**Work to do:**
Copy out the data below from the line containing "What Bokeh code" to the line containing "observed_E = [2720, 1220, 1345, 630]", both lines included, with all images left out.
**** Material for this exercise
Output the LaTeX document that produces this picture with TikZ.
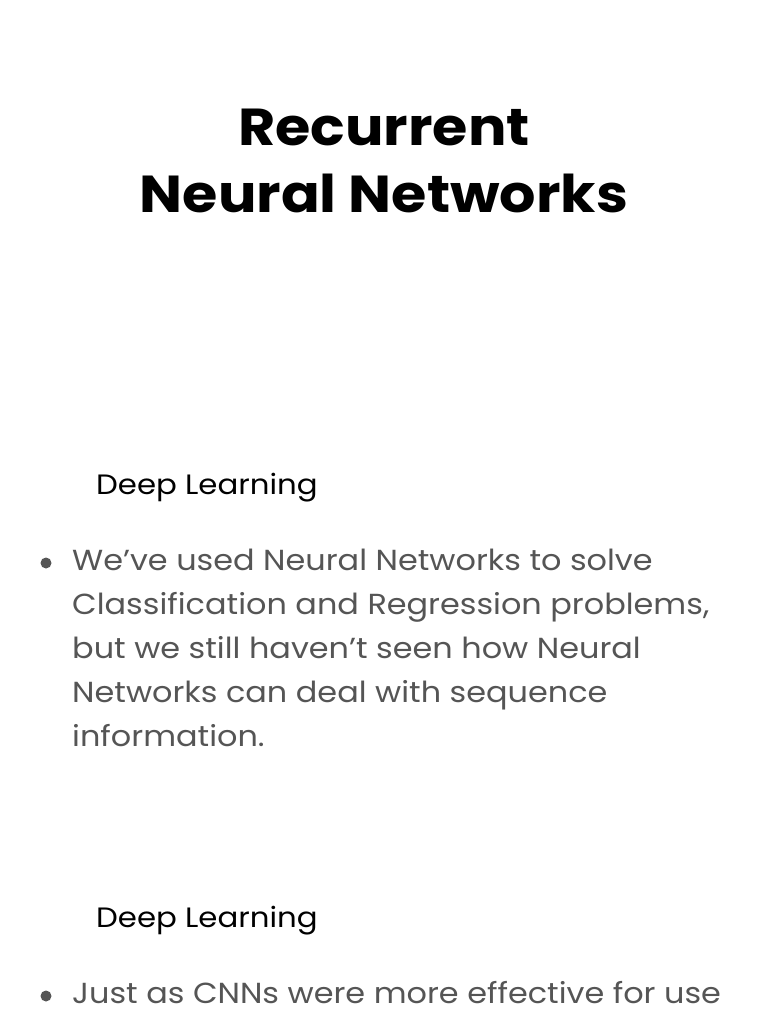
********
**** Material for this exercise
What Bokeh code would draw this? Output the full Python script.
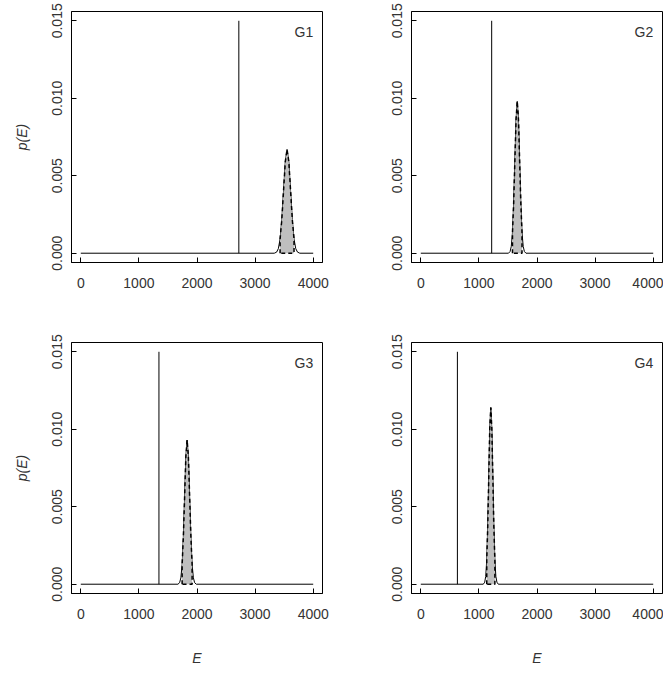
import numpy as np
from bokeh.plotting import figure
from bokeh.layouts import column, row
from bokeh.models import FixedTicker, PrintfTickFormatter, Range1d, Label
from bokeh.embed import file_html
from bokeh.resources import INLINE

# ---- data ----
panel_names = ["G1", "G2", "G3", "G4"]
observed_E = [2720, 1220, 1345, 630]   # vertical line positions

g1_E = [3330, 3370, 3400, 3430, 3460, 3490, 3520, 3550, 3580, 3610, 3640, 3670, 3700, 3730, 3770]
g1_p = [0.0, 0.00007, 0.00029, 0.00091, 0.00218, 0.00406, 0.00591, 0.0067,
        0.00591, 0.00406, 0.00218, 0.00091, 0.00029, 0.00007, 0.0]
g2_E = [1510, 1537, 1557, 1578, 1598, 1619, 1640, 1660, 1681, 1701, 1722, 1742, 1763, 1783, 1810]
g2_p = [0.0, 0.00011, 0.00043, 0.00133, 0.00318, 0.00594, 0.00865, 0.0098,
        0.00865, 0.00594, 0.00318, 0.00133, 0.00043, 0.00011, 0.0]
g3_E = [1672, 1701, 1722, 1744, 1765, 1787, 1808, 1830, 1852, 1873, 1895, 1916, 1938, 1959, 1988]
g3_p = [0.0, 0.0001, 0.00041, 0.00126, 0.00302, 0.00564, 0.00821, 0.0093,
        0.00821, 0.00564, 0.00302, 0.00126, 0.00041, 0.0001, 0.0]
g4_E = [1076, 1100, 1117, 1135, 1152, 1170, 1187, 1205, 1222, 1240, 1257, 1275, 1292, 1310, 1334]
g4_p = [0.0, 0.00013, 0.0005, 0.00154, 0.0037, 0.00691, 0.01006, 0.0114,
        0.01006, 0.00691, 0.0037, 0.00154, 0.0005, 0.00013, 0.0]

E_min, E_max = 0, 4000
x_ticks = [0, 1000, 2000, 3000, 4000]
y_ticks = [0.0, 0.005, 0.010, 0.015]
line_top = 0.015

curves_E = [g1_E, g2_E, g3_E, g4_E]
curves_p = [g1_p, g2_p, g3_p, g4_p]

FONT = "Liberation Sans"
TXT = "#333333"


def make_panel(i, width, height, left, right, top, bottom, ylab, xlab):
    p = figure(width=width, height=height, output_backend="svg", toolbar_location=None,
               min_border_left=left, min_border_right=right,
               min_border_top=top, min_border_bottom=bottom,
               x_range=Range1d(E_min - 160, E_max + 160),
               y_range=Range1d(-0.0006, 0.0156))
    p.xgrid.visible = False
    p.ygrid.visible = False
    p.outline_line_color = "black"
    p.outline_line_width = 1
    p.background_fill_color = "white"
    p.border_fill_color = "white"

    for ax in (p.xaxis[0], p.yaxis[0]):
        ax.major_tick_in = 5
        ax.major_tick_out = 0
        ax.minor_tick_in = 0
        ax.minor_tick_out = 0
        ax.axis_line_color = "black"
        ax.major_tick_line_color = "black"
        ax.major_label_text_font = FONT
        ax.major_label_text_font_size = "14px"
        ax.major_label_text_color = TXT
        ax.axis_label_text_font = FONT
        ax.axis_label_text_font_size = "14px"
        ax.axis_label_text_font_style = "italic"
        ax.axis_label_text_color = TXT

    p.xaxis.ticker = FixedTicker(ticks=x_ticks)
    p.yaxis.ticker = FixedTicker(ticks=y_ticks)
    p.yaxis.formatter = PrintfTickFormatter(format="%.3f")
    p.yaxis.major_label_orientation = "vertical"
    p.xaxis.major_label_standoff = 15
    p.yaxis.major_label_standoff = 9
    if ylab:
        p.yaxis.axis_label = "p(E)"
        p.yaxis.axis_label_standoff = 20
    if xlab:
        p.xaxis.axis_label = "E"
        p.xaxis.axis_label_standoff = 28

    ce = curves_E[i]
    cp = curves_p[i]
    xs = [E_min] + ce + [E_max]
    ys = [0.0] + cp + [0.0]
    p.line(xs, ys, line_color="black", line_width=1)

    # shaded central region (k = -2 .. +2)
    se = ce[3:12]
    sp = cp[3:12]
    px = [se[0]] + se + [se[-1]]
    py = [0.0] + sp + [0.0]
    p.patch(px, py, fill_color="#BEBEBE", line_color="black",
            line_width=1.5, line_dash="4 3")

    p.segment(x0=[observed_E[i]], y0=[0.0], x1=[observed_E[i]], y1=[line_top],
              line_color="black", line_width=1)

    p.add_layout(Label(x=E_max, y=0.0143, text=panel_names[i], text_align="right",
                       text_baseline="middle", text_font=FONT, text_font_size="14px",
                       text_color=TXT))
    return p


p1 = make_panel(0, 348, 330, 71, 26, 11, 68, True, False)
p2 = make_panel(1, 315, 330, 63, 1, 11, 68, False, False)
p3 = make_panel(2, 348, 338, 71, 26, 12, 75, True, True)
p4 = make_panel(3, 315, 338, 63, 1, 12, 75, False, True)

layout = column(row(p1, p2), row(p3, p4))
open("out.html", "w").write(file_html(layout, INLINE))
********
**** Material for this exercise
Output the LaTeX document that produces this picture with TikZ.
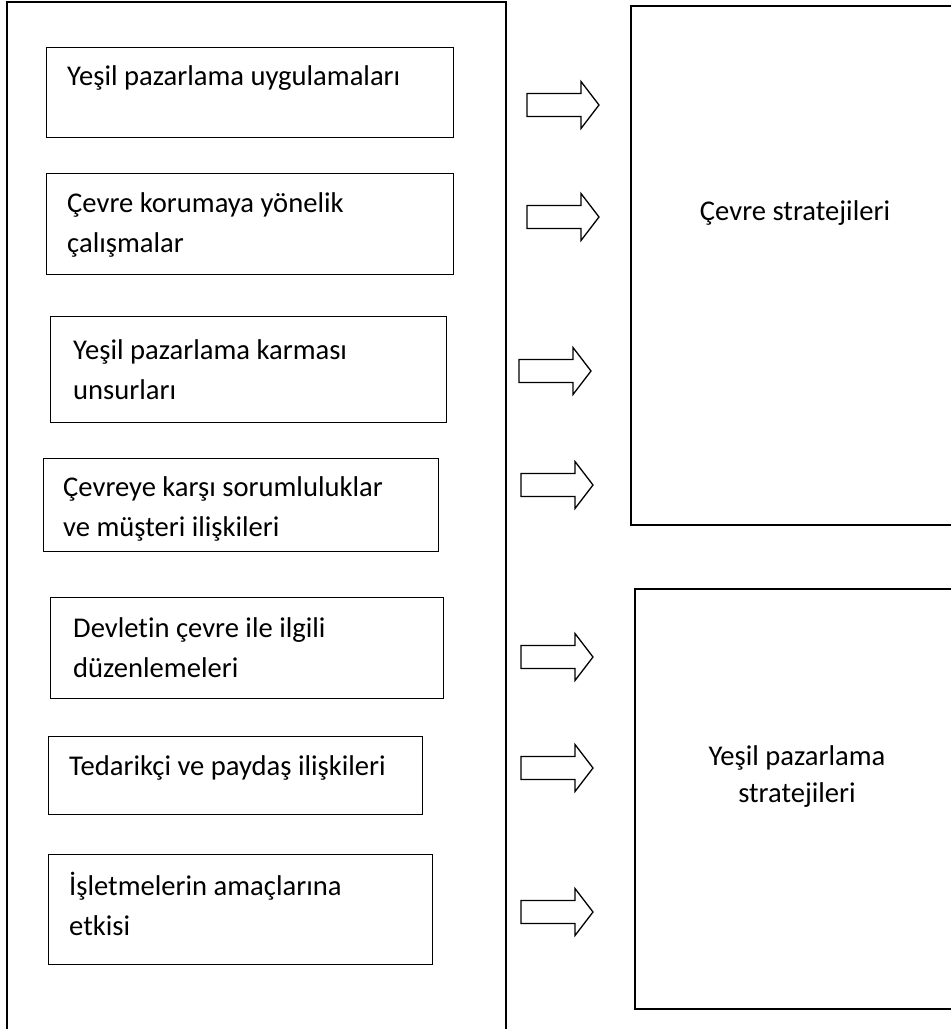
********
**Reply to the task:**
What Bokeh code would draw this? Output the full Python script.
import numpy as np
from bokeh.plotting import figure
from bokeh.layouts import column, row
from bokeh.models import FixedTicker, PrintfTickFormatter, Range1d, Label
from bokeh.embed import file_html
from bokeh.resources import INLINE

# ---- data ----
panel_names = ["G1", "G2", "G3", "G4"]
observed_E = [2720, 1220, 1345, 630]   # vertical line positions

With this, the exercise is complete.